Data segment
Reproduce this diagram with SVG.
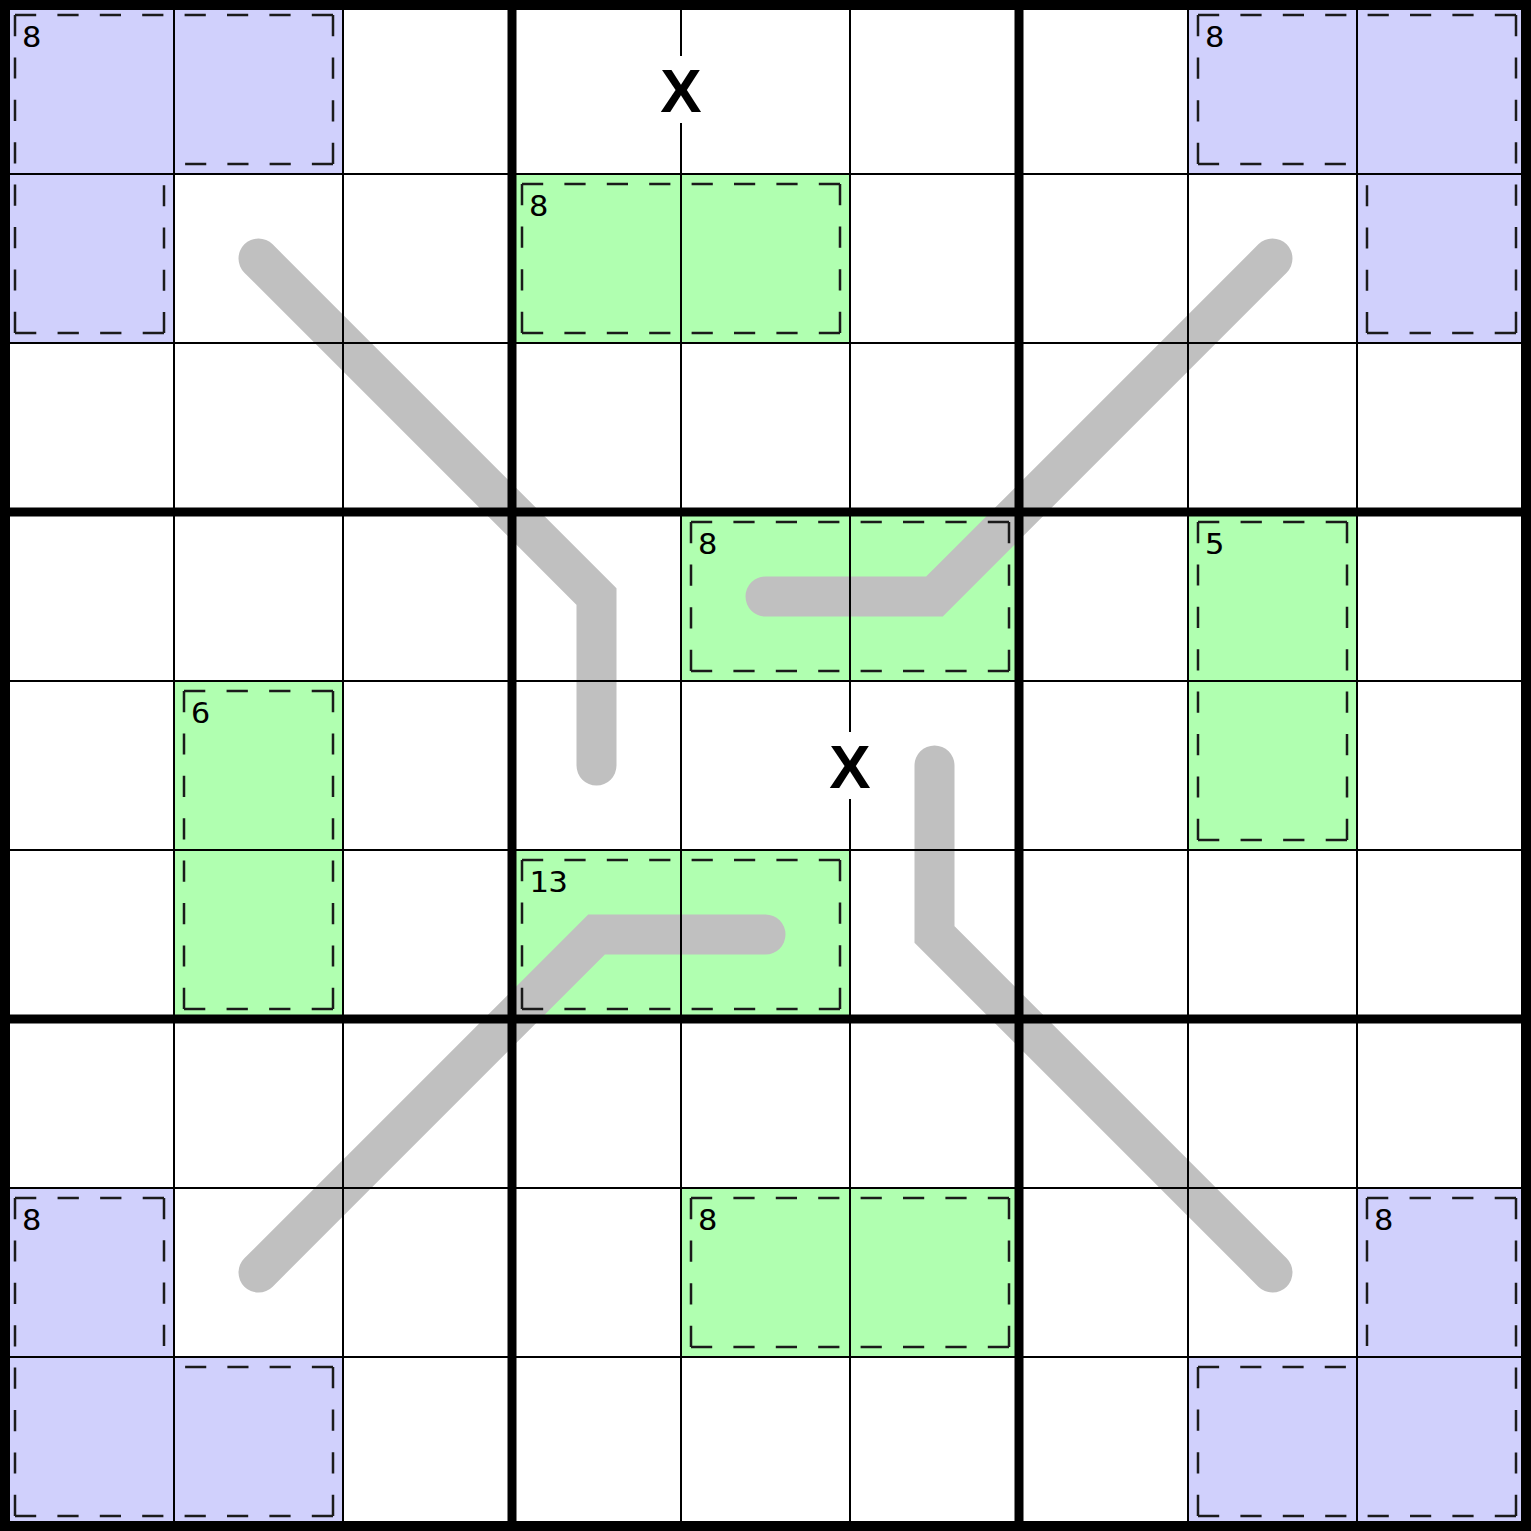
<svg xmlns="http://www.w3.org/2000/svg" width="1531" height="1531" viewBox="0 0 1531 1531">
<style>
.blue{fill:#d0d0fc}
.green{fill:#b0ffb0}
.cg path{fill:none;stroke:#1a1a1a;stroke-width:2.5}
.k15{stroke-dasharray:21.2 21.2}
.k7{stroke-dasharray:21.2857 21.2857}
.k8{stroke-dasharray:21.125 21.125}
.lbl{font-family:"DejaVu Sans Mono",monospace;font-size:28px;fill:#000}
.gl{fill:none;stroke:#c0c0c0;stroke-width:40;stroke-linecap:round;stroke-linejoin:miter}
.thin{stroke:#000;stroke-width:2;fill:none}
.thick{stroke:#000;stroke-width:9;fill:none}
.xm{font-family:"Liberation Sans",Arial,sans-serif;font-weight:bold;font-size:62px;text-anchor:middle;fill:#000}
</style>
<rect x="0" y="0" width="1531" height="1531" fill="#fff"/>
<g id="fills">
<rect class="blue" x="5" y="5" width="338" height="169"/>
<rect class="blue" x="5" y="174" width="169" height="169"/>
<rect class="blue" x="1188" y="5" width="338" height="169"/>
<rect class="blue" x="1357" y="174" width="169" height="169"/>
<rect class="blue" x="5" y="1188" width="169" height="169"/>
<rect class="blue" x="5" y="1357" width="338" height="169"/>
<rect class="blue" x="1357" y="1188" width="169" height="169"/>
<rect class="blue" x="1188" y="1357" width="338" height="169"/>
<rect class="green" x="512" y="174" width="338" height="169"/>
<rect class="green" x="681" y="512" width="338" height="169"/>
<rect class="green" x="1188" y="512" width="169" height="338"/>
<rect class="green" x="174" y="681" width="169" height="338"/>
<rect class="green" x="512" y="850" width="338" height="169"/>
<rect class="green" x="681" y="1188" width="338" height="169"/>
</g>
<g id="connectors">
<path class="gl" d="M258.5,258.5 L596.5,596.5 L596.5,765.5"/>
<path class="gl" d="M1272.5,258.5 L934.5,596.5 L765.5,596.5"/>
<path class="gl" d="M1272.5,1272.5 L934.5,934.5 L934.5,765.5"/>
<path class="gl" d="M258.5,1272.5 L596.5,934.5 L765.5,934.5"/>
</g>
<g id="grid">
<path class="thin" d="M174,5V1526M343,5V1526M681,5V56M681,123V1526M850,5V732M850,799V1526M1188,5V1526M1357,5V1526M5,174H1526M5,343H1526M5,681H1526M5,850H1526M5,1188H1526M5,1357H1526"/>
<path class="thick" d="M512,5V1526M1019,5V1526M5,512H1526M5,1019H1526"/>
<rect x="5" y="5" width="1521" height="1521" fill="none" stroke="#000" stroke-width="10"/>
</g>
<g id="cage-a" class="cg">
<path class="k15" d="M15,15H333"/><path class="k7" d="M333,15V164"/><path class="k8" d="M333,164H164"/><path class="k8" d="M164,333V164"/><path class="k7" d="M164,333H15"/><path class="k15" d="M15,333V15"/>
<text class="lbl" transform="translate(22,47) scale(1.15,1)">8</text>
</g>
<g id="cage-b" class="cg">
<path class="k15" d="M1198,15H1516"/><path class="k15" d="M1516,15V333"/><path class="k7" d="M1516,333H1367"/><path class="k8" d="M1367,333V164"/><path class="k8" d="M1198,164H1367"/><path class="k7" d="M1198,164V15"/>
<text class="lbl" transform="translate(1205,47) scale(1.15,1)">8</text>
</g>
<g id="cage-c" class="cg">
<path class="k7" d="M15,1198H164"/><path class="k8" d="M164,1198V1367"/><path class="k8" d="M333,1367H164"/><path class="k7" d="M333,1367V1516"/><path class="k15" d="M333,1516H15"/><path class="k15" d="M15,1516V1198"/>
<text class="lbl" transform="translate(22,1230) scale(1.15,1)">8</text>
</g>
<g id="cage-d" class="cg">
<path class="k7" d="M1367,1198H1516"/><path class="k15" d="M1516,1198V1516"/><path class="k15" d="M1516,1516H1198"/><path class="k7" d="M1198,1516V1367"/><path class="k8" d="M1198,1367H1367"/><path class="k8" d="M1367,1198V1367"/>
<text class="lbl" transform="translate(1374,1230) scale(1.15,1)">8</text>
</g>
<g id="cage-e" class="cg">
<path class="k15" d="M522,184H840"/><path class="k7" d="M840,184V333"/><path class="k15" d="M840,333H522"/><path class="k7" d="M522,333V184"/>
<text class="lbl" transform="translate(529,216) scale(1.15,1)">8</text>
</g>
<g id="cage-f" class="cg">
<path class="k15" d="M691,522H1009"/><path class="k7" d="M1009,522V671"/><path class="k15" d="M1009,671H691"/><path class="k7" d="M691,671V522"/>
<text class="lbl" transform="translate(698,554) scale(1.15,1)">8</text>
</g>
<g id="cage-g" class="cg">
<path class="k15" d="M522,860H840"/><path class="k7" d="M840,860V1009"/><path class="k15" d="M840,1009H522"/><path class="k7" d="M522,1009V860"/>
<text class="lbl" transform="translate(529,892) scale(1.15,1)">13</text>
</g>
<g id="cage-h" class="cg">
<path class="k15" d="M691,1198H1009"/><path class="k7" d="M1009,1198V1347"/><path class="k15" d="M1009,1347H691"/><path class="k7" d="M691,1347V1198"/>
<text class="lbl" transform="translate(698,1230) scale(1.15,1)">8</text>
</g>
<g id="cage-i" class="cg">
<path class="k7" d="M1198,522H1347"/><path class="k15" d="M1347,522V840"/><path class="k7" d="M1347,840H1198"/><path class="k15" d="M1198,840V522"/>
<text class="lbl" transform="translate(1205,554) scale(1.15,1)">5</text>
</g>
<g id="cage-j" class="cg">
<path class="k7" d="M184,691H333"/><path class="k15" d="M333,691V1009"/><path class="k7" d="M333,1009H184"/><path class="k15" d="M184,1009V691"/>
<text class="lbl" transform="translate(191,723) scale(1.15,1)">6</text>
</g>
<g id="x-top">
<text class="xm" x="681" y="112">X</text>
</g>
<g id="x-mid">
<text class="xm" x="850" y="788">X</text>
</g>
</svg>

Instructions to follow
Transcribe the listing above verbatim. Omit the pictures.

Result of the exercise
Reproduce this diagram with SVG.
<svg xmlns="http://www.w3.org/2000/svg" width="1531" height="1531" viewBox="0 0 1531 1531">
<style>
.blue{fill:#d0d0fc}
.green{fill:#b0ffb0}
.cg path{fill:none;stroke:#1a1a1a;stroke-width:2.5}
.k15{stroke-dasharray:21.2 21.2}
.k7{stroke-dasharray:21.2857 21.2857}
.k8{stroke-dasharray:21.125 21.125}
.lbl{font-family:"DejaVu Sans Mono",monospace;font-size:28px;fill:#000}
.gl{fill:none;stroke:#c0c0c0;stroke-width:40;stroke-linecap:round;stroke-linejoin:miter}
.thin{stroke:#000;stroke-width:2;fill:none}
.thick{stroke:#000;stroke-width:9;fill:none}
.xm{font-family:"Liberation Sans",Arial,sans-serif;font-weight:bold;font-size:62px;text-anchor:middle;fill:#000}
</style>
<rect x="0" y="0" width="1531" height="1531" fill="#fff"/>
<g id="fills">
<rect class="blue" x="5" y="5" width="338" height="169"/>
<rect class="blue" x="5" y="174" width="169" height="169"/>
<rect class="blue" x="1188" y="5" width="338" height="169"/>
<rect class="blue" x="1357" y="174" width="169" height="169"/>
<rect class="blue" x="5" y="1188" width="169" height="169"/>
<rect class="blue" x="5" y="1357" width="338" height="169"/>
<rect class="blue" x="1357" y="1188" width="169" height="169"/>
<rect class="blue" x="1188" y="1357" width="338" height="169"/>
<rect class="green" x="512" y="174" width="338" height="169"/>
<rect class="green" x="681" y="512" width="338" height="169"/>
<rect class="green" x="1188" y="512" width="169" height="338"/>
<rect class="green" x="174" y="681" width="169" height="338"/>
<rect class="green" x="512" y="850" width="338" height="169"/>
<rect class="green" x="681" y="1188" width="338" height="169"/>
</g>
<g id="connectors">
<path class="gl" d="M258.5,258.5 L596.5,596.5 L596.5,765.5"/>
<path class="gl" d="M1272.5,258.5 L934.5,596.5 L765.5,596.5"/>
<path class="gl" d="M1272.5,1272.5 L934.5,934.5 L934.5,765.5"/>
<path class="gl" d="M258.5,1272.5 L596.5,934.5 L765.5,934.5"/>
</g>
<g id="grid">
<path class="thin" d="M174,5V1526M343,5V1526M681,5V56M681,123V1526M850,5V732M850,799V1526M1188,5V1526M1357,5V1526M5,174H1526M5,343H1526M5,681H1526M5,850H1526M5,1188H1526M5,1357H1526"/>
<path class="thick" d="M512,5V1526M1019,5V1526M5,512H1526M5,1019H1526"/>
<rect x="5" y="5" width="1521" height="1521" fill="none" stroke="#000" stroke-width="10"/>
</g>
<g id="cage-a" class="cg">
<path class="k15" d="M15,15H333"/><path class="k7" d="M333,15V164"/><path class="k8" d="M333,164H164"/><path class="k8" d="M164,333V164"/><path class="k7" d="M164,333H15"/><path class="k15" d="M15,333V15"/>
<text class="lbl" transform="translate(22,47) scale(1.15,1)">8</text>
</g>
<g id="cage-b" class="cg">
<path class="k15" d="M1198,15H1516"/><path class="k15" d="M1516,15V333"/><path class="k7" d="M1516,333H1367"/><path class="k8" d="M1367,333V164"/><path class="k8" d="M1198,164H1367"/><path class="k7" d="M1198,164V15"/>
<text class="lbl" transform="translate(1205,47) scale(1.15,1)">8</text>
</g>
<g id="cage-c" class="cg">
<path class="k7" d="M15,1198H164"/><path class="k8" d="M164,1198V1367"/><path class="k8" d="M333,1367H164"/><path class="k7" d="M333,1367V1516"/><path class="k15" d="M333,1516H15"/><path class="k15" d="M15,1516V1198"/>
<text class="lbl" transform="translate(22,1230) scale(1.15,1)">8</text>
</g>
<g id="cage-d" class="cg">
<path class="k7" d="M1367,1198H1516"/><path class="k15" d="M1516,1198V1516"/><path class="k15" d="M1516,1516H1198"/><path class="k7" d="M1198,1516V1367"/><path class="k8" d="M1198,1367H1367"/><path class="k8" d="M1367,1198V1367"/>
<text class="lbl" transform="translate(1374,1230) scale(1.15,1)">8</text>
</g>
<g id="cage-e" class="cg">
<path class="k15" d="M522,184H840"/><path class="k7" d="M840,184V333"/><path class="k15" d="M840,333H522"/><path class="k7" d="M522,333V184"/>
<text class="lbl" transform="translate(529,216) scale(1.15,1)">8</text>
</g>
<g id="cage-f" class="cg">
<path class="k15" d="M691,522H1009"/><path class="k7" d="M1009,522V671"/><path class="k15" d="M1009,671H691"/><path class="k7" d="M691,671V522"/>
<text class="lbl" transform="translate(698,554) scale(1.15,1)">8</text>
</g>
<g id="cage-g" class="cg">
<path class="k15" d="M522,860H840"/><path class="k7" d="M840,860V1009"/><path class="k15" d="M840,1009H522"/><path class="k7" d="M522,1009V860"/>
<text class="lbl" transform="translate(529,892) scale(1.15,1)">13</text>
</g>
<g id="cage-h" class="cg">
<path class="k15" d="M691,1198H1009"/><path class="k7" d="M1009,1198V1347"/><path class="k15" d="M1009,1347H691"/><path class="k7" d="M691,1347V1198"/>
<text class="lbl" transform="translate(698,1230) scale(1.15,1)">8</text>
</g>
<g id="cage-i" class="cg">
<path class="k7" d="M1198,522H1347"/><path class="k15" d="M1347,522V840"/><path class="k7" d="M1347,840H1198"/><path class="k15" d="M1198,840V522"/>
<text class="lbl" transform="translate(1205,554) scale(1.15,1)">5</text>
</g>
<g id="cage-j" class="cg">
<path class="k7" d="M184,691H333"/><path class="k15" d="M333,691V1009"/><path class="k7" d="M333,1009H184"/><path class="k15" d="M184,1009V691"/>
<text class="lbl" transform="translate(191,723) scale(1.15,1)">6</text>
</g>
<g id="x-top">
<text class="xm" x="681" y="112">X</text>
</g>
<g id="x-mid">
<text class="xm" x="850" y="788">X</text>
</g>
</svg>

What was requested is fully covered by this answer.